Question

You have a cylinder of argon gas at 19.8 atm pressure at $$19^{\circ} \mathrm{C}$$. The volume of argon in the cylinder is $$50.0 \mathrm{~L}$$. What would be the volume of this gas if you allowed it to expand to the pressure of the surrounding air $$(0.974 \mathrm{~atm}) ?$$ Assume the temperature remains constant.

Answer

**step1** Understanding the problem

We are presented with a scenario involving a cylinder of argon gas. Initially, the gas is at a pressure of 19.8 atm and occupies a volume of 50.0 L. We are asked to determine the new volume of this gas if it expands to a lower pressure of 0.974 atm, under the condition that the temperature remains constant.

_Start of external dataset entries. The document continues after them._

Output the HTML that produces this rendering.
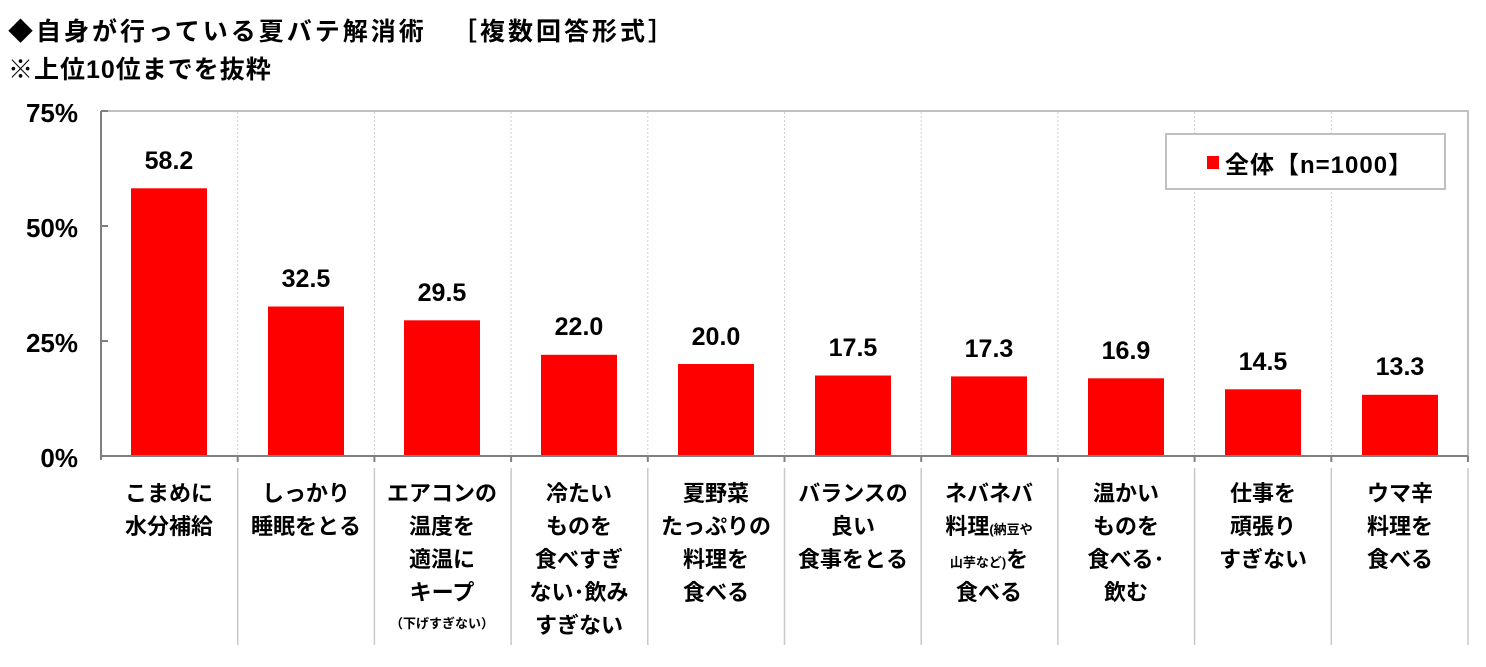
<!DOCTYPE html>
<html><head><meta charset="utf-8"><style>
body{margin:0;background:#fff;}
svg text{font-family:"Liberation Sans","Noto Sans CJK JP",sans-serif;font-weight:bold;fill:#000;}
</style></head><body>
<svg width="1486" height="662" viewBox="0 0 1486 662" xmlns="http://www.w3.org/2000/svg">
<text x="8" y="40" font-size="25" letter-spacing="3">◆自身が行っている夏バテ解消術</text>
<text x="452" y="40" font-size="25" letter-spacing="3">［複数回答形式］</text>
<text x="8" y="78" font-size="25" letter-spacing="1">※上位10位までを抜粋</text>
<g stroke="#d0d0d0" stroke-dasharray="2,2" stroke-width="1">
<line x1="237.7" y1="112" x2="237.7" y2="456"/><line x1="374.4" y1="112" x2="374.4" y2="456"/><line x1="511.1" y1="112" x2="511.1" y2="456"/><line x1="647.8" y1="112" x2="647.8" y2="456"/><line x1="784.5" y1="112" x2="784.5" y2="456"/><line x1="921.2" y1="112" x2="921.2" y2="456"/><line x1="1057.9" y1="112" x2="1057.9" y2="456"/><line x1="1194.6" y1="112" x2="1194.6" y2="456"/><line x1="1331.3" y1="112" x2="1331.3" y2="456"/>
</g>
<g stroke="#c8c8c8" stroke-width="1.5">
<line x1="237.7" y1="468" x2="237.7" y2="645"/><line x1="374.4" y1="468" x2="374.4" y2="645"/><line x1="511.1" y1="468" x2="511.1" y2="645"/><line x1="647.8" y1="468" x2="647.8" y2="645"/><line x1="784.5" y1="468" x2="784.5" y2="645"/><line x1="921.2" y1="468" x2="921.2" y2="645"/><line x1="1057.9" y1="468" x2="1057.9" y2="645"/><line x1="1194.6" y1="468" x2="1194.6" y2="645"/><line x1="1331.3" y1="468" x2="1331.3" y2="645"/><line x1="1468" y1="468" x2="1468" y2="645"/>
</g>
<polyline points="101,111 1468,111 1468,456" fill="none" stroke="#c0c0c0" stroke-width="2"/>
<g fill="#ff0000">
<rect x="131" y="188.3" width="76" height="267.7"/>
<rect x="268" y="306.5" width="76" height="149.5"/>
<rect x="404" y="320.3" width="76" height="135.7"/>
<rect x="541" y="354.8" width="76" height="101.2"/>
<rect x="678" y="364" width="76" height="92"/>
<rect x="815" y="375.5" width="76" height="80.5"/>
<rect x="951" y="376.4" width="76" height="79.6"/>
<rect x="1088" y="378.3" width="76" height="77.7"/>
<rect x="1225" y="389.3" width="76" height="66.7"/>
<rect x="1362" y="394.8" width="76" height="61.2"/>
</g>
<g stroke="#808080" stroke-width="2">
<line x1="101" y1="111" x2="101" y2="460"/><line x1="100" y1="456" x2="1468" y2="456"/>
<line x1="101" y1="111" x2="108" y2="111"/><line x1="101" y1="226" x2="108" y2="226"/><line x1="101" y1="341" x2="108" y2="341"/>
<line x1="237.7" y1="456" x2="237.7" y2="462"/><line x1="374.4" y1="456" x2="374.4" y2="462"/><line x1="511.1" y1="456" x2="511.1" y2="462"/><line x1="647.8" y1="456" x2="647.8" y2="462"/><line x1="784.5" y1="456" x2="784.5" y2="462"/><line x1="921.2" y1="456" x2="921.2" y2="462"/><line x1="1057.9" y1="456" x2="1057.9" y2="462"/><line x1="1194.6" y1="456" x2="1194.6" y2="462"/><line x1="1331.3" y1="456" x2="1331.3" y2="462"/><line x1="1468" y1="456" x2="1468" y2="462"/>
</g>
<g font-size="26" text-anchor="end">
<text x="78" y="122">75%</text><text x="78" y="237">50%</text><text x="78" y="352">25%</text><text x="78" y="467">0%</text>
</g>
<g font-size="25" text-anchor="middle">
<text x="169" y="169">58.2</text><text x="306" y="287">32.5</text><text x="442" y="301">29.5</text><text x="579" y="335">22.0</text><text x="716" y="345">20.0</text><text x="853" y="356">17.5</text><text x="989" y="357">17.3</text><text x="1126" y="359">16.9</text><text x="1263" y="370">14.5</text><text x="1400" y="375">13.3</text>
</g>
<rect x="1166" y="134" width="279" height="55" fill="#fff" stroke="#c0c0c0" stroke-width="2"/>
<rect x="1207" y="156" width="12" height="13" fill="#ff0000"/>
<text x="1225" y="173" font-size="24" letter-spacing="1">全体【n=1000】</text>
<g font-size="22" text-anchor="middle">
<text x="169" y="501">こまめに</text><text x="169" y="534">水分補給</text>
<text x="306" y="501">しっかり</text><text x="306" y="534">睡眠をとる</text>
<text x="442" y="501">エアコンの</text><text x="442" y="534">温度を</text><text x="442" y="567">適温に</text><text x="442" y="600">キープ</text><text x="442" y="628" font-size="13">（下げすぎない）</text>
<text x="579" y="501">冷たい</text><text x="579" y="534">ものを</text><text x="579" y="567">食べすぎ</text><text x="579" y="600">ない･飲み</text><text x="579" y="633">すぎない</text>
<text x="716" y="501">夏野菜</text><text x="716" y="534">たっぷりの</text><text x="716" y="567">料理を</text><text x="716" y="600">食べる</text>
<text x="853" y="501">バランスの</text><text x="853" y="534">良い</text><text x="853" y="567">食事をとる</text>
<text x="989" y="501">ネバネバ</text><text x="989" y="534">料理<tspan font-size="13">(納豆や</tspan></text><text x="989" y="567"><tspan font-size="13">山芋など)</tspan>を</text><text x="989" y="600">食べる</text>
<text x="1126" y="501">温かい</text><text x="1126" y="534">ものを</text><text x="1126" y="567">食べる･</text><text x="1126" y="600">飲む</text>
<text x="1263" y="501">仕事を</text><text x="1263" y="534">頑張り</text><text x="1263" y="567">すぎない</text>
<text x="1400" y="501">ウマ辛</text><text x="1400" y="534">料理を</text><text x="1400" y="567">食べる</text>
</g>
</svg>
</body></html>
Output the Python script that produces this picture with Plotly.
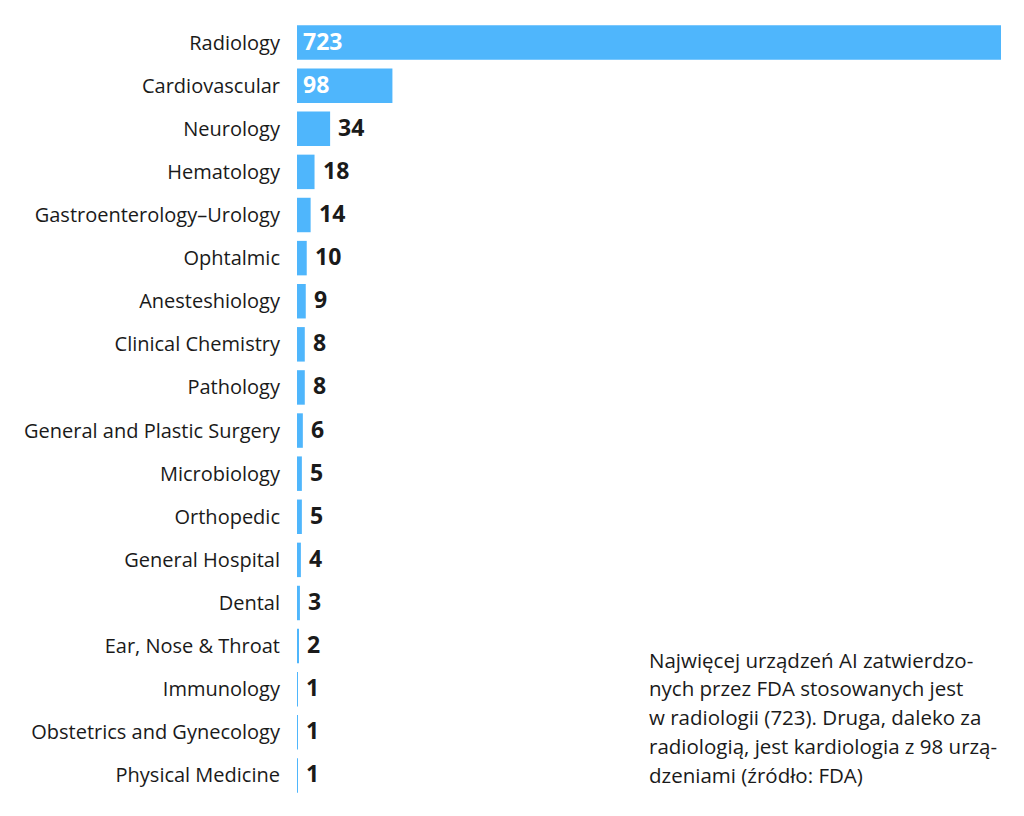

**step2** Understanding the relationship between pressure and volume at constant temperature

In the realm of gases, when the temperature does not change, there is a special relationship between the gas's pressure and its volume. This relationship states that if the pressure on the gas decreases, its volume will increase, and if the pressure increases, its volume will decrease. Crucially, the product obtained by multiplying the pressure of the gas by its volume always remains the same. This consistent value is what we refer to as the "constant product" for that specific amount of gas at a fixed temperature.

**step3** Calculating the constant product of pressure and volume

To find this constant product, we can use the initial conditions provided.
The initial pressure of the argon gas is 19.8 atm.
The initial volume of the argon gas is 50.0 L.
We calculate their product:
$$19.8 \times 50.0 = 990$$
Thus, the constant product of pressure and volume for this amount of argon gas at a constant temperature is 990 atm·L.

**step4** Calculating the new volume

Now that we know the constant product (990 atm·L) and the new pressure (0.974 atm), we can determine the new volume. Since the product of pressure and volume must remain constant, we can find the new volume by dividing the constant product by the new pressure:
New Volume = Constant Product $$\div$$ New Pressure
New Volume = $$990 \text{ atm} \cdot \text{L} \div 0.974 \text{ atm}$$
Performing the division:
$$990 \div 0.974 \approx 1016.4271$$
Given that the initial measurements (19.8 atm, 50.0 L, 0.974 atm) are provided with three significant figures, we should express our final answer with a similar level of precision. Rounding 1016.4271 to three significant figures, we get 1020.
Therefore, the new volume of the gas would be approximately 1020 L.